И правда, в предсмертной книге «Три разговора о войне, прогрессе и конце всемирной истории со включением краткой повести об Антихристе и приложениями» Соловьев предсказал мировые войны, воинствующий ислам, Государство Израиль и многое другое, что тогда еще не исполнилось, но могло произойти. В некотором роде он предсказал и Бродского: собрание сочинений философа имелось в домашней библиотеке поэта в Ленинграде.
Спустя 20 лет после смерти Аверинцева мы заново наблюдаем знамения времени, вспоминая слова мудрецов Талмуда о «муках родов Мессии» (Шабат, 118а; Сангедрин, 98б) и то «великое знамение», о котором сказано в «Апокалипсисе»: «…жена, облеченная в солнце <…> Она имела во чреве, и кричала от болей и мук рождения» (Откр., 12:1–2).

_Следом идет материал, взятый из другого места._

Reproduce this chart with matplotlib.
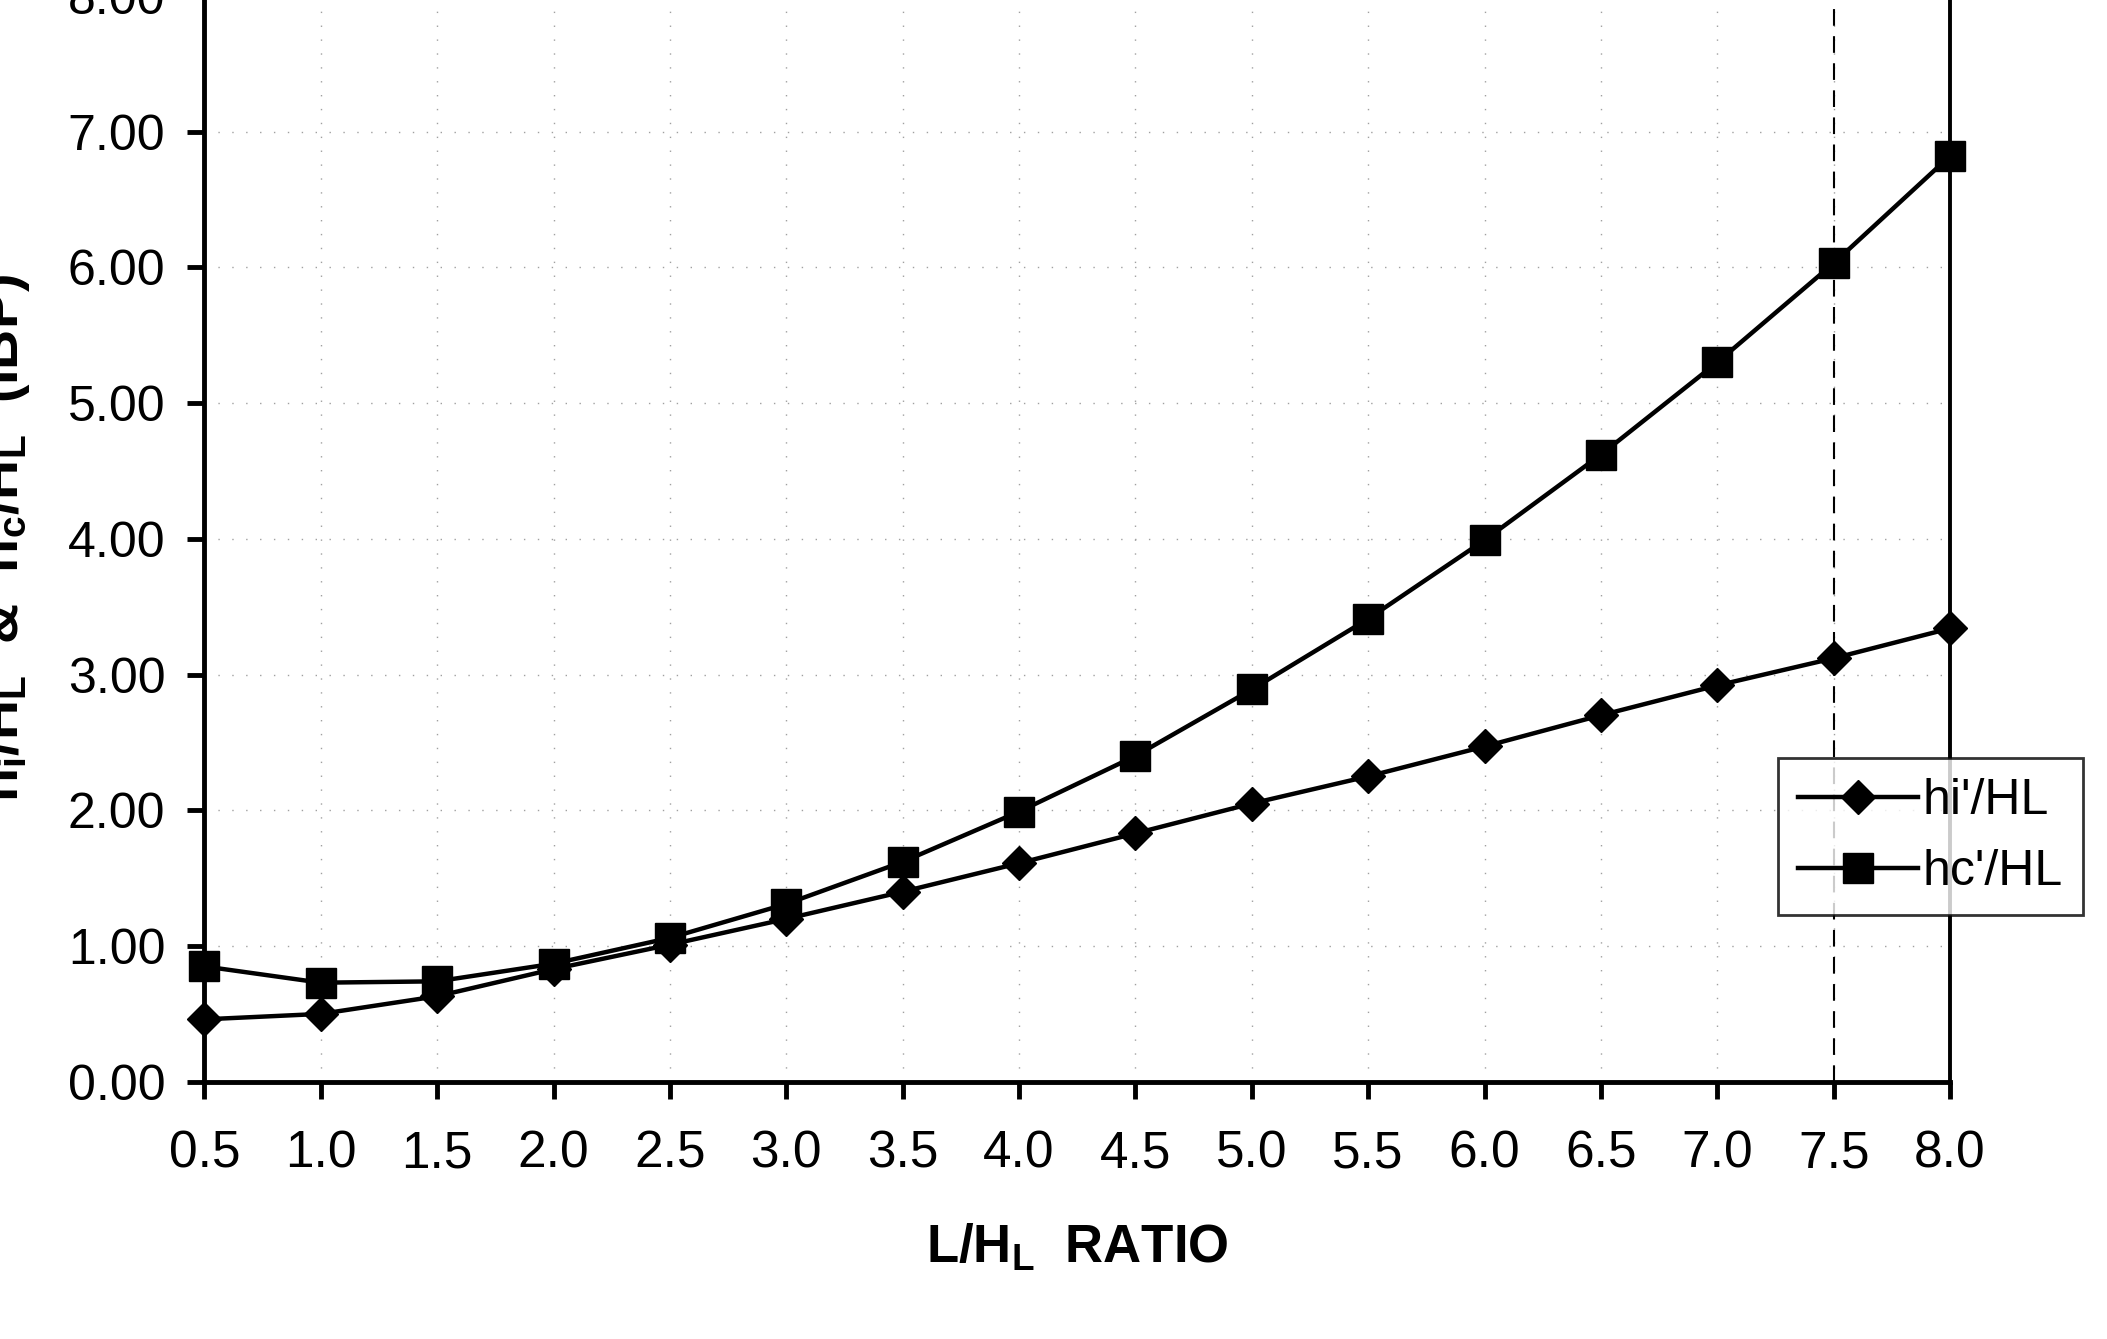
import matplotlib
matplotlib.use('Agg')
import matplotlib.pyplot as plt

plt.rcParams['font.family'] = 'Liberation Sans'
plt.rcParams['mathtext.default'] = 'regular'

# Daten
ratio = [0.5, 1.0, 1.5, 2.0, 2.5, 3.0, 3.5, 4.0, 4.5, 5.0, 5.5, 6.0, 6.5, 7.0, 7.5, 8.0]
hi_hl = [0.46, 0.50, 0.63, 0.83, 1.01, 1.20, 1.40, 1.61, 1.83, 2.05, 2.25, 2.47, 2.70, 2.92, 3.12, 3.34]
hc_hl = [0.85, 0.73, 0.74, 0.87, 1.06, 1.31, 1.62, 1.99, 2.40, 2.89, 3.41, 3.99, 4.62, 5.30, 6.03, 6.82]
x_ticks = ratio
y_ticks = [0, 1, 2, 3, 4, 5, 6, 7, 8]
marker_line = 7.5

fig = plt.figure(figsize=(21.07, 13.39), dpi=100)
ax = fig.add_axes([0.0970, 0.1921, 0.8285, 0.8110])

ax.plot(ratio, hi_hl, color='black', lw=3.2, marker='D', markersize=17,
        label="hi'/HL", clip_on=False, zorder=5)
ax.plot(ratio, hc_hl, color='black', lw=3.2, marker='s', markersize=21.5,
        label="hc'/HL", clip_on=False, zorder=5)

ax.axvline(marker_line, color='black', lw=1.5, ls=(0, (8, 5)), zorder=3)

ax.set_xlim(0.5, 8.0)
ax.set_ylim(0, 8)
ax.set_xticks(x_ticks)
ax.set_xticklabels([f'{v:.1f}' for v in x_ticks])
ax.set_yticks(y_ticks)
ax.set_yticklabels([f'{v:.2f}' for v in y_ticks])

ax.grid(True, color='#a0a0a0', ls=(0, (1, 9)), lw=1)
ax.set_axisbelow(True)

for side in ['left', 'bottom']:
    ax.spines[side].set_linewidth(3.5)
ax.spines['top'].set_visible(False)
ax.spines['right'].set_linewidth(2.8)

ax.tick_params(axis='both', direction='out', length=12, width=3.5, colors='black')
ax.tick_params(axis='x', labelsize=37, pad=22)
ax.tick_params(axis='y', labelsize=36, pad=16)

ax.set_xlabel(r'L/H$_L$  RATIO', fontsize=38, fontweight='bold', labelpad=32)

fig.text(0.0150, 0.598, r'h$_i$/H$_L$  &  h$_c$/H$_L$  (IBP)',
         rotation=90, fontsize=40, fontweight='bold', ha='right', va='center')

leg = ax.legend(loc='upper left', bbox_to_anchor=(0.8438, 0.4339), bbox_transform=fig.transFigure,
                fontsize=36, frameon=True, fancybox=False, edgecolor='black',
                handlelength=2.4, handletextpad=0.1, borderpad=0.4, labelspacing=0.5,
                borderaxespad=0)
leg.get_frame().set_linewidth(2)

fig.savefig('out.png', dpi=100)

Но я предпочел бы не углубляться в эту тематику, а завершить словами Бродского, обращенными к статуе римского политика и полководца Корнелия Долабеллы: «Добрый вечер, проконсул или только‑что‑принял‑душ. / Полотенце из мрамора чем обернулась слава. / После нас — ни законов, ни мелких луж. / Я и сам из камня и не имею права / жить. Масса общего через две тыщи лет. / Все‑таки время — деньги, хотя неловко. / Впрочем, что есть артрит, если горит дуплет, / как не потустороннее чувство локтя? / <…> Я / знаю, что говорю, сбивая из букв когорту, / чтобы в каре веков вклинилась их свинья! / И мрамор сужает мою аорту» («Корнелию Долабелле», осень 1995 года, Рим).
Добавим к этому последнюю фразу романа Набокова «Дар», соскользнувшую из прозы в поэзию: «…продленный призрак бытия синеет за чертой страницы, как завтрашние облака, — и не кончается строка».